**GIVEN PROBLEM**: Leaving out every picture, copy the lines of the data exactly, from the first through the line containing "const y = d3.scaleLinear().domain([80,140]).range([m.b, m.t]);".

**MATERIAL**:
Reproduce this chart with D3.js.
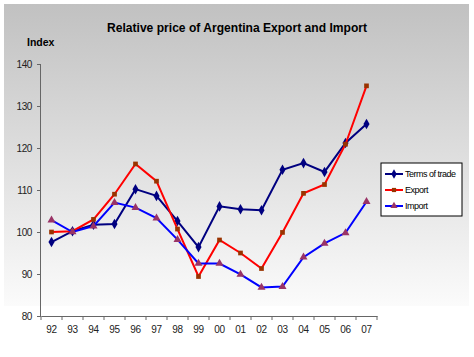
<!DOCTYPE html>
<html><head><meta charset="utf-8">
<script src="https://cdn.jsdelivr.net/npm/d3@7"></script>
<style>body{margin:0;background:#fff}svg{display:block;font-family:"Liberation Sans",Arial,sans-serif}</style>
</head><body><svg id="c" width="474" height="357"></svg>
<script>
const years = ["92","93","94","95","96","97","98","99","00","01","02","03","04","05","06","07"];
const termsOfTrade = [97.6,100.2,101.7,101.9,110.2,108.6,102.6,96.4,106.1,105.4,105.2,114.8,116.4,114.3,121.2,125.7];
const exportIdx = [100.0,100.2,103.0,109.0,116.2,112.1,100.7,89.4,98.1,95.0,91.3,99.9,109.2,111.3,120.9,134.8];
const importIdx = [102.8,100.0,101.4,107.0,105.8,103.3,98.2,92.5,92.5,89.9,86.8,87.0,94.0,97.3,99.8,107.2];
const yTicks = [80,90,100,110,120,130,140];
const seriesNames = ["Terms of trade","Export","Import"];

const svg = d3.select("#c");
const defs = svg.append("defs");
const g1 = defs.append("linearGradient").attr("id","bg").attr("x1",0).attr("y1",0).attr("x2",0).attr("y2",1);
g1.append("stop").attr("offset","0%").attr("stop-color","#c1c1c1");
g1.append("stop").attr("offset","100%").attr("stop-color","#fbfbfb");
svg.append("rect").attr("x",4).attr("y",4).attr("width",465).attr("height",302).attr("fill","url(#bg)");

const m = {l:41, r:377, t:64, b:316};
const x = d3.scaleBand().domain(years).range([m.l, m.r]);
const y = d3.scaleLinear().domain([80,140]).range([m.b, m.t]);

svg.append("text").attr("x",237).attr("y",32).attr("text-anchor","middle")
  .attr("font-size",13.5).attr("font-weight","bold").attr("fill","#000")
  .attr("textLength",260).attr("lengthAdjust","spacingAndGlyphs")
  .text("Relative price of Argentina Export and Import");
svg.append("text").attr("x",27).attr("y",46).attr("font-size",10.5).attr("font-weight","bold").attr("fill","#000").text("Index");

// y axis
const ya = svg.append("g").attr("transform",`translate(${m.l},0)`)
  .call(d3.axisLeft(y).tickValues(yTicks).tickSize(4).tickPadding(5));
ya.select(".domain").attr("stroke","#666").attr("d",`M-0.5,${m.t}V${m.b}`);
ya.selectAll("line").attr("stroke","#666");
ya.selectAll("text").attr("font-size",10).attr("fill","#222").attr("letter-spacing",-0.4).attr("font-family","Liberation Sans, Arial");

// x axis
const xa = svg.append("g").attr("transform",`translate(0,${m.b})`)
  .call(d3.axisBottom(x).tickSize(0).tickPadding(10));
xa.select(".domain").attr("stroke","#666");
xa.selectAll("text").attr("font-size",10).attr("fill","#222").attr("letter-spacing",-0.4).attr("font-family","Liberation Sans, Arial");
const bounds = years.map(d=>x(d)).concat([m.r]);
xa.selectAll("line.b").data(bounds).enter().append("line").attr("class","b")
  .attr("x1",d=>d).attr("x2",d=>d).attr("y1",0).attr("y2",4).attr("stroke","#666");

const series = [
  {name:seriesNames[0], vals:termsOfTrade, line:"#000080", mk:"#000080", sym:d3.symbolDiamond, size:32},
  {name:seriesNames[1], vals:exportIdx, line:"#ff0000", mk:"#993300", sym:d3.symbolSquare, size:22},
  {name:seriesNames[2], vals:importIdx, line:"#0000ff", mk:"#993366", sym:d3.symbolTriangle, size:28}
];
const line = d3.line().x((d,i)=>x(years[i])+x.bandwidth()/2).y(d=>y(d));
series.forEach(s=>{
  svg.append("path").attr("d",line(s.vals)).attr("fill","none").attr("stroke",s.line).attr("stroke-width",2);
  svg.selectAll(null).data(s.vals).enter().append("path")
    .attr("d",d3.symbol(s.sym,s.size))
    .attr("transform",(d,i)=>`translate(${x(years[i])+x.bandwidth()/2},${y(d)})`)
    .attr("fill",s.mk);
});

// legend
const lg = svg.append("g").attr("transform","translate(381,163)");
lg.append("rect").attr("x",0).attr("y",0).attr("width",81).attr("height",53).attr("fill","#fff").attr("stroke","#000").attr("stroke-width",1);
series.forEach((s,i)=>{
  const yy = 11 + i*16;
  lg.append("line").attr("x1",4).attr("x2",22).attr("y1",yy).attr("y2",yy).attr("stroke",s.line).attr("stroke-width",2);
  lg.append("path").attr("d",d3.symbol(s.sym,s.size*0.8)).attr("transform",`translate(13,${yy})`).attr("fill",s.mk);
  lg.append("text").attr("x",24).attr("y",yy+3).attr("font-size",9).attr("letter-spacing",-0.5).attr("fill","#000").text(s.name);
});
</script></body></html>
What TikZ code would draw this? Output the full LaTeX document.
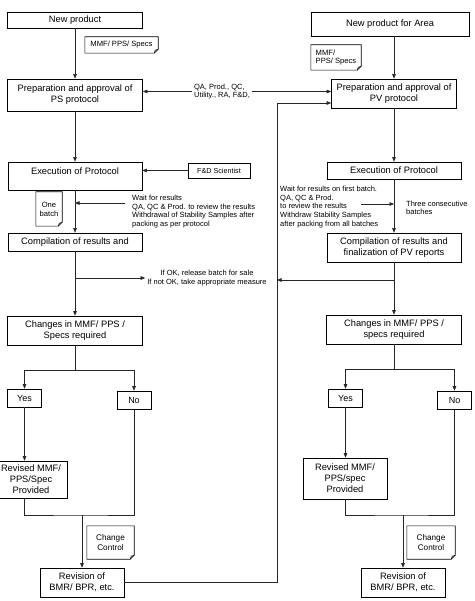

**SOLUTION**:
Reproduce this chart with D3.js.
<!DOCTYPE html>
<html><head><meta charset="utf-8">
<script src="https://cdn.jsdelivr.net/npm/d3@7"></script>
<style>body{margin:0;background:#fff}svg{display:block;font-family:"Liberation Sans",Arial,sans-serif}</style>
</head><body><svg id="c" width="474" height="357"></svg>
<script>
const years = ["92","93","94","95","96","97","98","99","00","01","02","03","04","05","06","07"];
const termsOfTrade = [97.6,100.2,101.7,101.9,110.2,108.6,102.6,96.4,106.1,105.4,105.2,114.8,116.4,114.3,121.2,125.7];
const exportIdx = [100.0,100.2,103.0,109.0,116.2,112.1,100.7,89.4,98.1,95.0,91.3,99.9,109.2,111.3,120.9,134.8];
const importIdx = [102.8,100.0,101.4,107.0,105.8,103.3,98.2,92.5,92.5,89.9,86.8,87.0,94.0,97.3,99.8,107.2];
const yTicks = [80,90,100,110,120,130,140];
const seriesNames = ["Terms of trade","Export","Import"];

const svg = d3.select("#c");
const defs = svg.append("defs");
const g1 = defs.append("linearGradient").attr("id","bg").attr("x1",0).attr("y1",0).attr("x2",0).attr("y2",1);
g1.append("stop").attr("offset","0%").attr("stop-color","#c1c1c1");
g1.append("stop").attr("offset","100%").attr("stop-color","#fbfbfb");
svg.append("rect").attr("x",4).attr("y",4).attr("width",465).attr("height",302).attr("fill","url(#bg)");

const m = {l:41, r:377, t:64, b:316};
const x = d3.scaleBand().domain(years).range([m.l, m.r]);
const y = d3.scaleLinear().domain([80,140]).range([m.b, m.t]);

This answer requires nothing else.